On a ainsi vu fleurir des publicités pour des « offres à 1 euro » plus ou moins honnêtes, entraînant leur lot de litiges et de malfaçons. Incapable d’imposer un contrôle efficace, le gouvernement tente aujourd’hui d’assécher les financements à la source. En juillet 2021, il supprimait les « coups de pouce » pour le chauffage et l’isolation créés en 2019. Ce bonus pouvait par exemple atteindre 4 000 euros pour un remplacement de chaudière. Exit également depuis le 1er janvier 2022 un autre bonus, qui permettait de doubler la prime spécifique perçue par les ménages très modestes. Résultat : « On observe déjà une baisse des demandes de travaux et même une mise à l’arrêt de certains chantiers », dit Isabelle Gasquet.

Une baisse au pire moment

Ce qui ressemble fortement à un sabotage de toute velléité de sobriété se poursuit ce 1er mai. Désormais, les « opérations standardisées », finançant les travaux les plus courants, sont à leur tour rabotées. Dans le viseur ? Tous les travaux d’isolation : combles, planchers, murs, réseau d’eau chaude sanitaire, etc. Le message est clair : changez votre mode de chauffage, et tant pis pour les courants d’air. La crise ukrainienne n’a fait que renforcer cette tendance, avec une aide publique de 1 000 euros supplémentaires pour se débarrasser de sa chaudière au fioul ou au gaz.

Le tout intervient dans un contexte particulièrement tendu : depuis six mois, les prix de l’énergie ont explosé du fait de la situation internationale et vont selon toute vraisemblance rester durablement élevés pendant des mois. Le prix de la tonne de carbone a également augmenté, renchérissant aussi le coût des combustibles fossiles. En face, le prix des certificats d’économie d’énergie (CEE) s’effondre. Car depuis la fin 2021, ce « marché » se retrouve saturé de certificats, ce qui en fait mécaniquement baisser les prix. Équivalent à 8 euros le mégawatt-heure (MWh) il y a un an, le prix du CEE a perdu aujourd’hui 15 % de sa valeur.
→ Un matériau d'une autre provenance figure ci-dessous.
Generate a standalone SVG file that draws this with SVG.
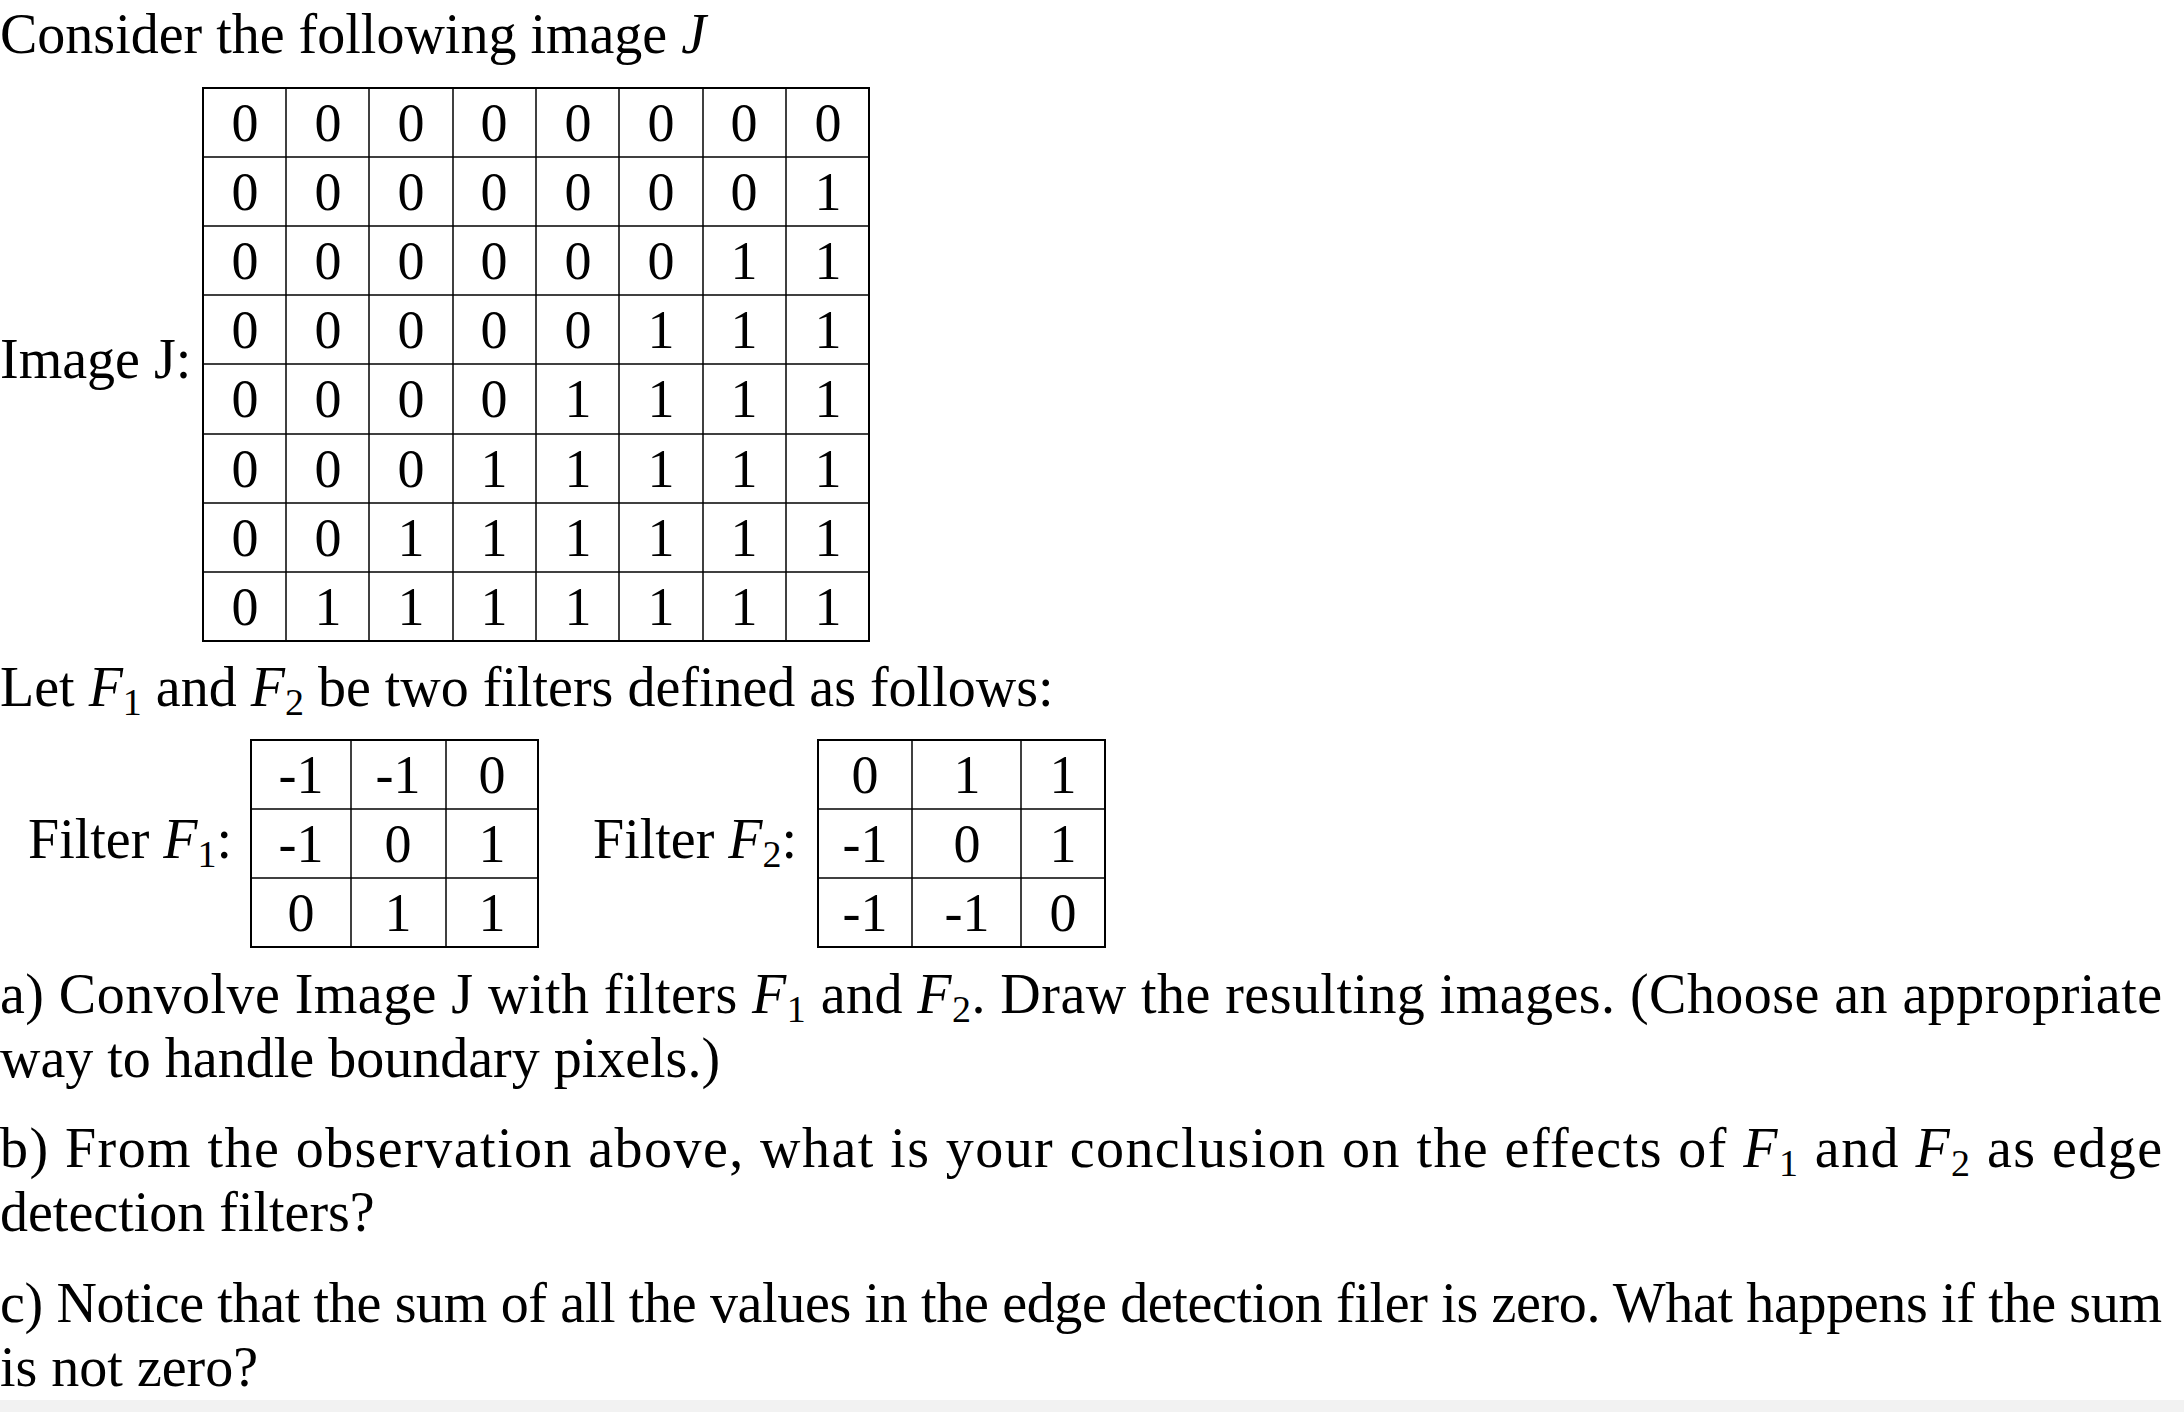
<svg xmlns="http://www.w3.org/2000/svg" width="2184" height="1412" viewBox="0 0 2184 1412">
<style>
text{font-family:"Liberation Serif","Times New Roman",serif;font-size:56px;fill:#000}
.c{text-anchor:middle;font-size:54px}
.g line{stroke:#000;stroke-width:1.5}
.g rect{fill:none;stroke:#000;stroke-width:2}
.s{font-size:38px}
</style>
<rect x="0" y="1400" width="2184" height="12" fill="#f2f2f2"/>
<text x="0" y="53">Consider the following image <tspan font-style="italic">J</tspan></text>
<text x="0" y="378">Image J:</text>
<g id="imageJ" class="g">
<rect x="203" y="88" width="666" height="553"/>
<line x1="286" y1="88" x2="286" y2="641"/><line x1="369" y1="88" x2="369" y2="641"/><line x1="453" y1="88" x2="453" y2="641"/><line x1="536" y1="88" x2="536" y2="641"/><line x1="619" y1="88" x2="619" y2="641"/><line x1="703" y1="88" x2="703" y2="641"/><line x1="786" y1="88" x2="786" y2="641"/>
<line x1="203" y1="157" x2="869" y2="157"/><line x1="203" y1="226" x2="869" y2="226"/><line x1="203" y1="295" x2="869" y2="295"/><line x1="203" y1="364" x2="869" y2="364"/><line x1="203" y1="434" x2="869" y2="434"/><line x1="203" y1="503" x2="869" y2="503"/><line x1="203" y1="572" x2="869" y2="572"/>
</g>
<g id="imageJ-values">
<text class="c" y="141"><tspan x="245">0</tspan><tspan x="328">0</tspan><tspan x="411">0</tspan><tspan x="494">0</tspan><tspan x="578">0</tspan><tspan x="661">0</tspan><tspan x="744">0</tspan><tspan x="828">0</tspan></text>
<text class="c" y="210"><tspan x="245">0</tspan><tspan x="328">0</tspan><tspan x="411">0</tspan><tspan x="494">0</tspan><tspan x="578">0</tspan><tspan x="661">0</tspan><tspan x="744">0</tspan><tspan x="828">1</tspan></text>
<text class="c" y="279"><tspan x="245">0</tspan><tspan x="328">0</tspan><tspan x="411">0</tspan><tspan x="494">0</tspan><tspan x="578">0</tspan><tspan x="661">0</tspan><tspan x="744">1</tspan><tspan x="828">1</tspan></text>
<text class="c" y="348"><tspan x="245">0</tspan><tspan x="328">0</tspan><tspan x="411">0</tspan><tspan x="494">0</tspan><tspan x="578">0</tspan><tspan x="661">1</tspan><tspan x="744">1</tspan><tspan x="828">1</tspan></text>
<text class="c" y="417"><tspan x="245">0</tspan><tspan x="328">0</tspan><tspan x="411">0</tspan><tspan x="494">0</tspan><tspan x="578">1</tspan><tspan x="661">1</tspan><tspan x="744">1</tspan><tspan x="828">1</tspan></text>
<text class="c" y="487"><tspan x="245">0</tspan><tspan x="328">0</tspan><tspan x="411">0</tspan><tspan x="494">1</tspan><tspan x="578">1</tspan><tspan x="661">1</tspan><tspan x="744">1</tspan><tspan x="828">1</tspan></text>
<text class="c" y="556"><tspan x="245">0</tspan><tspan x="328">0</tspan><tspan x="411">1</tspan><tspan x="494">1</tspan><tspan x="578">1</tspan><tspan x="661">1</tspan><tspan x="744">1</tspan><tspan x="828">1</tspan></text>
<text class="c" y="625"><tspan x="245">0</tspan><tspan x="328">1</tspan><tspan x="411">1</tspan><tspan x="494">1</tspan><tspan x="578">1</tspan><tspan x="661">1</tspan><tspan x="744">1</tspan><tspan x="828">1</tspan></text>
</g>
<text x="0" y="706">Let <tspan font-style="italic">F</tspan><tspan class="s" dy="9">1</tspan><tspan dy="-9"> and </tspan><tspan font-style="italic">F</tspan><tspan class="s" dy="9">2</tspan><tspan dy="-9"> be two filters defined as follows:</tspan></text>
<text x="28" y="858">Filter <tspan font-style="italic">F</tspan><tspan class="s" dy="9">1</tspan><tspan dy="-9">:</tspan></text>
<g id="filterF1" class="g">
<rect x="251" y="740" width="287" height="207"/>
<line x1="351" y1="740" x2="351" y2="947"/><line x1="446" y1="740" x2="446" y2="947"/>
<line x1="251" y1="809" x2="538" y2="809"/><line x1="251" y1="878" x2="538" y2="878"/>
<text class="c" y="793"><tspan x="301">-1</tspan><tspan x="398">-1</tspan><tspan x="492">0</tspan></text>
<text class="c" y="862"><tspan x="301">-1</tspan><tspan x="398">0</tspan><tspan x="492">1</tspan></text>
<text class="c" y="931"><tspan x="301">0</tspan><tspan x="398">1</tspan><tspan x="492">1</tspan></text>
</g>
<text x="593" y="858">Filter <tspan font-style="italic">F</tspan><tspan class="s" dy="9">2</tspan><tspan dy="-9">:</tspan></text>
<g id="filterF2" class="g">
<rect x="818" y="740" width="287" height="207"/>
<line x1="912" y1="740" x2="912" y2="947"/><line x1="1021" y1="740" x2="1021" y2="947"/>
<line x1="818" y1="809" x2="1105" y2="809"/><line x1="818" y1="878" x2="1105" y2="878"/>
<text class="c" y="793"><tspan x="865">0</tspan><tspan x="967">1</tspan><tspan x="1063">1</tspan></text>
<text class="c" y="862"><tspan x="865">-1</tspan><tspan x="967">0</tspan><tspan x="1063">1</tspan></text>
<text class="c" y="931"><tspan x="865">-1</tspan><tspan x="967">-1</tspan><tspan x="1063">0</tspan></text>
</g>
<text x="0" y="1013" textLength="2162" lengthAdjust="spacing">a) Convolve Image J with filters <tspan font-style="italic">F</tspan><tspan class="s" dy="9">1</tspan><tspan dy="-9"> and </tspan><tspan font-style="italic">F</tspan><tspan class="s" dy="9">2</tspan><tspan dy="-9">. Draw the resulting images. (Choose an appropriate</tspan></text>
<text x="0" y="1077">way to handle boundary pixels.)</text>
<text x="0" y="1167" textLength="2162" lengthAdjust="spacing">b) From the observation above, what is your conclusion on the effects of <tspan font-style="italic">F</tspan><tspan class="s" dy="9">1</tspan><tspan dy="-9"> and </tspan><tspan font-style="italic">F</tspan><tspan class="s" dy="9">2</tspan><tspan dy="-9"> as edge</tspan></text>
<text x="0" y="1231">detection filters?</text>
<text x="0" y="1322" textLength="2162" lengthAdjust="spacing">c) Notice that the sum of all the values in the edge detection filer is zero. What happens if the sum</text>
<text x="0" y="1386">is not zero?</text>
</svg>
À ce jeu, ce sont évidemment les plus pauvres qui sont les premiers perdants : avec des CEE de moindre valeur et des travaux moins bien valorisés, impossible de financer le reste à charge de plusieurs milliers d’euros pour des travaux qui ne sont aidés qu’à 50 % par les aides publiques (maximum 60 % pour une rénovation globale). D’où l’urgence, selon l’initiative Rénovons, dont fait partie le Cler, de mettre en place un bouclier énergie et de refondre globalement le système pour favoriser les économies d’énergie et les rénovations globales. Une mesure essentielle alors que selon la Fondation Abbé Pierre, plus de 3,5 millions de personnes déclaraient avoir souffert du froid durant l’hiver dernier.